Capitol Hill's Lincoln Park is a popular neighborhood hangout, but it has been closed due to the federal government shutdown.
http://www.flickr.com/photos/rukasu1/4083514633/
Capitol Hill's Lincoln Park is a popular neighborhood hangout, but it has been closed due to the federal government shutdown.

The shutdown of the federal government is being felt across the country, but it is having an outsized influence within the boundaries of the District itself.

At the same time that the National Park Service started placing barricades around the Lincoln Memorial this morning, it locked the gates around a playground in Lincoln Park, a popular neighborhood gathering site in Capitol Hill. Why? Because the park—like many others in D.C.—is owned and operated by the federal government.

All told, 6,776 acres of the parks in D.C.—fully 88 percent of the total parkland in the city—are controlled by the federal government. Those parks are big (Rock Creek Park) and small (neighborhood triangle parks and circles); some attract tourists, many only locals. Still, once the federal government ran out of money, it began applying the same shutdown procedures at all D.C. facilities.

Gates on Beach Drive through Rock Creek Park have been closed, access to the Capital Crescent Trail is limited and a popular cycling and running route around Hains Point are closed. The closure at Hains Point has impacted the East Potomac Pool, a D.C. public pool, which will only be accessible by foot during the shutdown.

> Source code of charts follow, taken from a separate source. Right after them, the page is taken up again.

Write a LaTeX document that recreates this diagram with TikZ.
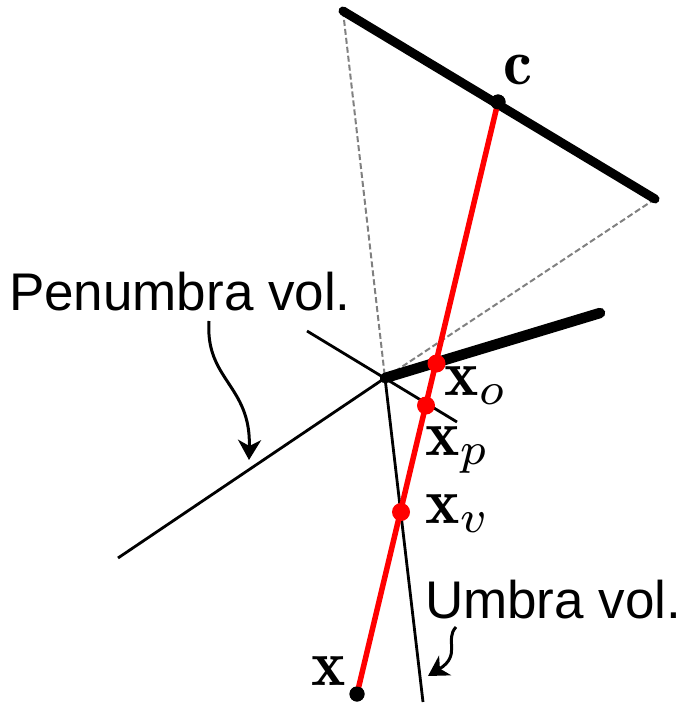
\documentclass[tikz,border=0pt]{standalone}
\usepackage{fontspec}
\newfontfamily\arialfont{Liberation Sans}
\usetikzlibrary{arrows.meta}
\begin{document}
\begin{tikzpicture}[x=1pt,y=-1pt,
  thinline/.style={line width=2.8pt, black},
  dashline/.style={line width=2pt, gray, dash pattern=on 6pt off 3pt},
  thickbar/.style={line width=9pt, black, line cap=round},
  occbar/.style={line width=10.5pt, black, line cap=round},
  rayline/.style={line width=5.5pt, red},
  reddot/.style={circle, fill=red, inner sep=0pt, minimum size=18pt},
  blackdot/.style={circle, fill=black, inner sep=0pt, minimum size=15pt},
  mathlbl/.style={inner sep=0pt, anchor=base west, font=\fontsize{10}{12}\selectfont, scale=6.5},
  textlbl/.style={inner sep=0pt, anchor=base west, font=\arialfont\fontsize{10}{12}\selectfont, scale=5.3},
  curvarrow/.style={line width=3pt, -{Stealth[length=20pt,width=23pt,inset=6pt]}}
]
\useasboundingbox (0,0) rectangle (687,703);
% key points
\coordinate (L1) at (343,11);
\coordinate (L2) at (655,199);
\coordinate (corner) at (385,378);
\coordinate (occend) at (600,313);
\coordinate (pA) at (307,331);
\coordinate (pB) at (457,422);
\coordinate (pC) at (118,558);
\coordinate (uB) at (423,702);
% dashed lines
\draw[dashline] (L1) -- (corner);
\draw[dashline] (L2) -- (corner);
% thin black lines
\draw[thinline] (pA) -- (pB);
\draw[thinline] (corner) -- (pC);
\draw[thinline] (corner) -- (uB);
% light and occluder
\draw[thickbar] (L1) -- (L2);
\draw[occbar] (corner) -- (occend);
% ray
\node[blackdot] (c) at (498,102) {};
\node[blackdot] (x) at (357,694) {};
\draw[rayline] (c.center) -- (x.center);
\node[reddot] (xo) at (436.5,363.5) {};
\node[reddot] (xp) at (426,405.5) {};
\node[reddot] (xv) at (401,512) {};
\node[blackdot] at (c) {};
\node[blackdot] at (x) {};
\node[circle, fill=black, inner sep=0pt, minimum size=8pt] (cornerdot) at (corner) {};
% labels
\node[mathlbl] (lc) at (502,85) {$\mathbf{c}$};
\node[mathlbl] (lxo) at (443,395) {$\mathbf{x}_o$};
\node[mathlbl] (lxp) at (424,455) {$\mathbf{x}_p$};
\node[mathlbl] (lxv) at (424,523) {$\mathbf{x}_v$};
\node[mathlbl] (lx) at (310,685) {$\mathbf{x}$};
\node[textlbl] (pen) at (8,310) {Penumbra vol.};
\node[textlbl] (umb) at (424,618) {Umbra vol.};
% curved arrows
\coordinate (pa0) at (209,321);
\coordinate (pa1) at (249,460);
\draw[curvarrow] (pa0) .. controls (205,380) and (251,385) .. (pa1);
\coordinate (ua0) at (456,627);
\coordinate (ua1) at (428,676);
\draw[curvarrow] (ua0) .. controls (444,640) and (462,655) .. (ua1);
\end{tikzpicture}
\end{document}
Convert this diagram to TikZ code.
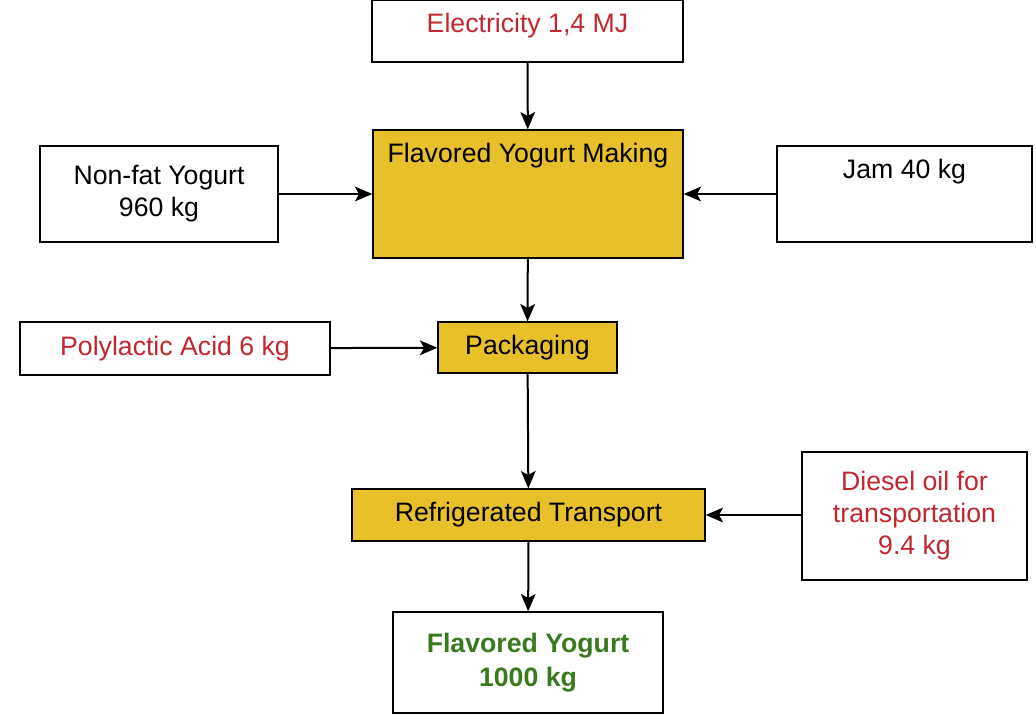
\documentclass[tikz,border=0pt]{standalone}
\usepackage{fontspec}
\setmainfont{Liberation Sans}
\usetikzlibrary{arrows.meta}
\definecolor{redt}{HTML}{C0282D}
\definecolor{greent}{HTML}{3A7A1E}
\definecolor{yell}{HTML}{E8C12A}
\begin{document}
\begin{tikzpicture}[x=0.75pt,y=-0.75pt,
  fnt/.style={font=\fontsize{20}{24}\selectfont},
  box/.style={draw=black,line width=1pt,fill=white,inner sep=0pt,align=center,fnt},
  proc/.style={box,fill=yell},
  arr/.style={-{Stealth[length=13pt,width=11pt,inset=3pt]},line width=1.5pt}]
\useasboundingbox (0,0) rectangle (1036,728);
\node[box,minimum width=233.25pt,minimum height=46.5pt,text=redt] (elec) at (527.5,31) {};
\node[fnt,text=redt,anchor=north] (elect) at (527.5,8) {Electricity 1,4 MJ};
\node[proc,minimum width=232.5pt,minimum height=96pt] (make) at (528,194) {};
\node[fnt,anchor=north] (maket) at (528,138) {Flavored Yogurt Making};
\node[box,minimum width=178.5pt,minimum height=72pt] (nonfat) at (159,194) {Non-fat Yogurt\\960 kg};
\node[box,minimum width=191.25pt,minimum height=72pt] (jam) at (904.5,194) {};
\node[fnt,anchor=north] (jamt) at (904.5,154) {Jam 40 kg};
\node[proc,minimum width=134.25pt,minimum height=38.25pt] (pack) at (527.5,347.5) {Packaging};
\node[box,minimum width=232.5pt,minimum height=39.75pt,text=redt] (pla) at (175,348.5) {Polylactic Acid 6 kg};
\node[proc,minimum width=264.75pt,minimum height=39pt] (trans) at (528.5,515) {Refrigerated Transport};
\node[box,minimum width=168.75pt,minimum height=96pt,text=redt] (diesel) at (914.5,516) {Diesel oil for\\transportation\\9.4 kg};
\node[box,minimum width=202.5pt,minimum height=75.75pt,text=greent,font=\fontsize{20}{26}\bfseries\selectfont] (out) at (528,662.5) {Flavored Yogurt\\1000 kg};
\draw[arr] (elec) -- (make);
\draw[arr] (nonfat) -- (make);
\draw[arr] (jam) -- (make);
\draw[arr] (make) -- (pack);
\draw[arr] (pla) -- (pack);
\draw[arr] (pack) -- (trans);
\draw[arr] (diesel.west|-trans) -- (trans);
\draw[arr] (trans) -- (out);
\end{tikzpicture}
\end{document}
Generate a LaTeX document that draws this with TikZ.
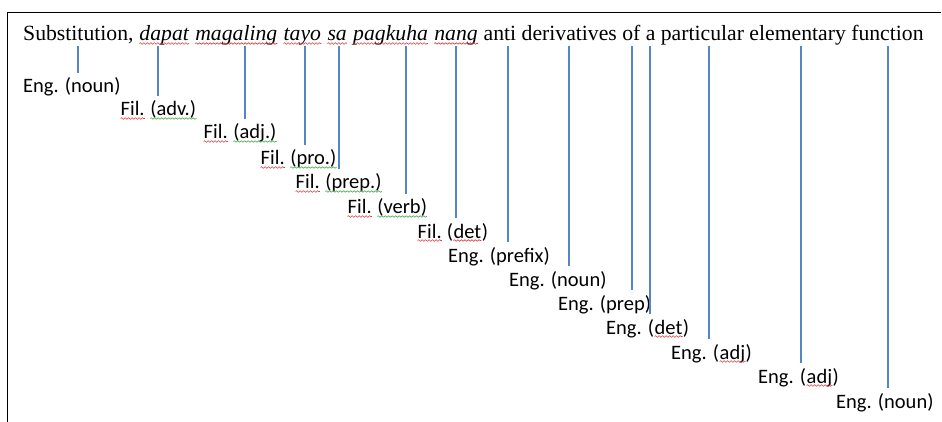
\documentclass[tikz,border=0pt]{standalone}
\usepackage{fontspec}
\setmainfont{Liberation Serif}
\newfontfamily\labelfont{Carlito}
\usetikzlibrary{decorations.pathmorphing,calc}

\definecolor{linkblue}{HTML}{5485C4}
\definecolor{spellred}{HTML}{E0393E}
\definecolor{grammargreen}{HTML}{4CAF50}

\tikzset{
  wave/.style={decorate,decoration={snake,amplitude=0.8pt,segment length=3.5pt},line width=0.6pt},
  sentence/.style={anchor=base west,inner sep=0pt,font=\fontsize{21.7}{26}\selectfont},
  tag/.style={anchor=base west,inner xsep=0pt,inner ysep=5pt,text height=15pt,text depth=0pt,
              font=\labelfont\fontsize{20.5}{24}\selectfont},
  link/.style={draw=linkblue,line width=2pt},
  frame/.style={draw=black,line width=1pt}
}

% words marked with a wavy underline
\newcommand\redwave[1]{\tikz[baseline=(w.base)]{\node[inner sep=0pt](w){#1};
  \draw[wave,spellred]([yshift=-2.5pt]w.base west)--([yshift=-2.5pt]w.base east);}}
\newcommand\greenwave[1]{\tikz[baseline=(w.base)]{\node[inner sep=0pt](w){#1};
  \draw[wave,grammargreen]([yshift=-2.5pt]w.base west)--([yshift=-2.5pt]w.base east);}}

\begin{document}
\begin{tikzpicture}[x=1pt,y=-1pt]
\useasboundingbox (0,0) rectangle (942,422);

% page frame
\draw[frame] (7,422) -- (7,13) -- (941,13);

% the sentence
\node[sentence] (sent) at (23,41) {Substitution, \textit{\redwave{dapat} \redwave{magaling} \redwave{tayo} \redwave{sa} \redwave{pagkuha} \redwave{nang}} anti derivatives of a particular elementary function};

% word anchors under the sentence
\coordinate (w1) at (78,46);
\coordinate (w2) at (158,46);
\coordinate (w3) at (245,46);
\coordinate (w4) at (304.5,46);
\coordinate (w5) at (339,46);
\coordinate (w6) at (406,46);
\coordinate (w7) at (456,46);
\coordinate (w8) at (508,46);
\coordinate (w9) at (569,46);
\coordinate (w10) at (632,46);
\coordinate (w11) at (650,46);
\coordinate (w12) at (709,46);
\coordinate (w13) at (801,46);
\coordinate (w14) at (888,46);

% word-class tags
\node[tag] (t1) at (23,93) {Eng. (noun)};
\node[tag] (t2) at (120,116) {\redwave{Fil.} \greenwave{(adv.)}};
\node[tag] (t3) at (203,139) {\redwave{Fil.} \greenwave{(adj.)}};
\node[tag] (t4) at (260,165) {\redwave{Fil.} \greenwave{(pro.)}};
\node[tag] (t5) at (295,189) {\redwave{Fil.} \greenwave{(prep.)}};
\node[tag] (t6) at (347,214) {\redwave{Fil.} \greenwave{(verb)}};
\node[tag] (t7) at (417,238) {\redwave{Fil.} (\redwave{det})};
\node[tag] (t8) at (448,262) {Eng. (prefix)};
\node[tag] (t9) at (509,286) {Eng. (noun)};
\node[tag] (t10) at (558,310) {Eng. (prep)};
\node[tag] (t11) at (606,334) {Eng. (\redwave{det})};
\node[tag] (t12) at (671,359) {Eng. (\redwave{adj})};
\node[tag] (t13) at (758,383) {Eng. (\redwave{adj})};
\node[tag] (t14) at (836,408) {Eng. (noun)};

% connectors from each word to its tag
\foreach \i in {1,...,14}
  \draw[link] (w\i) -- (w\i |- t\i.north);
\end{tikzpicture}
\end{document}
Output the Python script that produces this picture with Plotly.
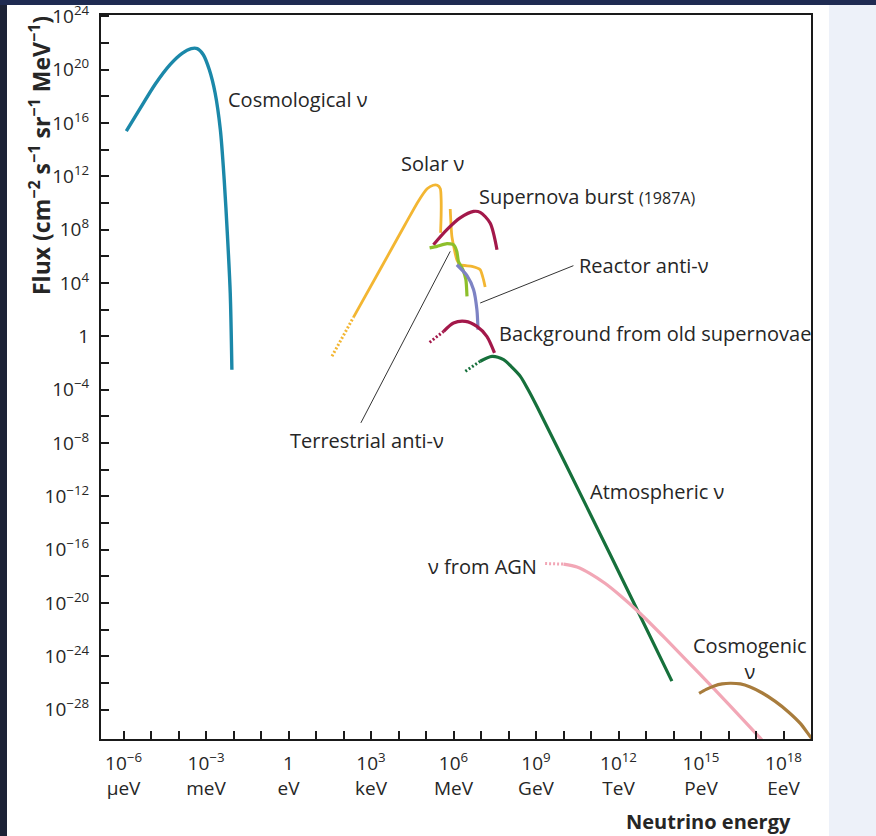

Park Service officials said that they would post signs at popular local sites like Dupont Circle and Meridian Hill Park indicating that they are closed, despite admitting that there's little they can do to limit access. The National Arboretum is closed, as is the Kenilworth Gardens and Aquatic Park. Fort Reno, along with the other Civil War defenses that remain throughout the city, are also closed.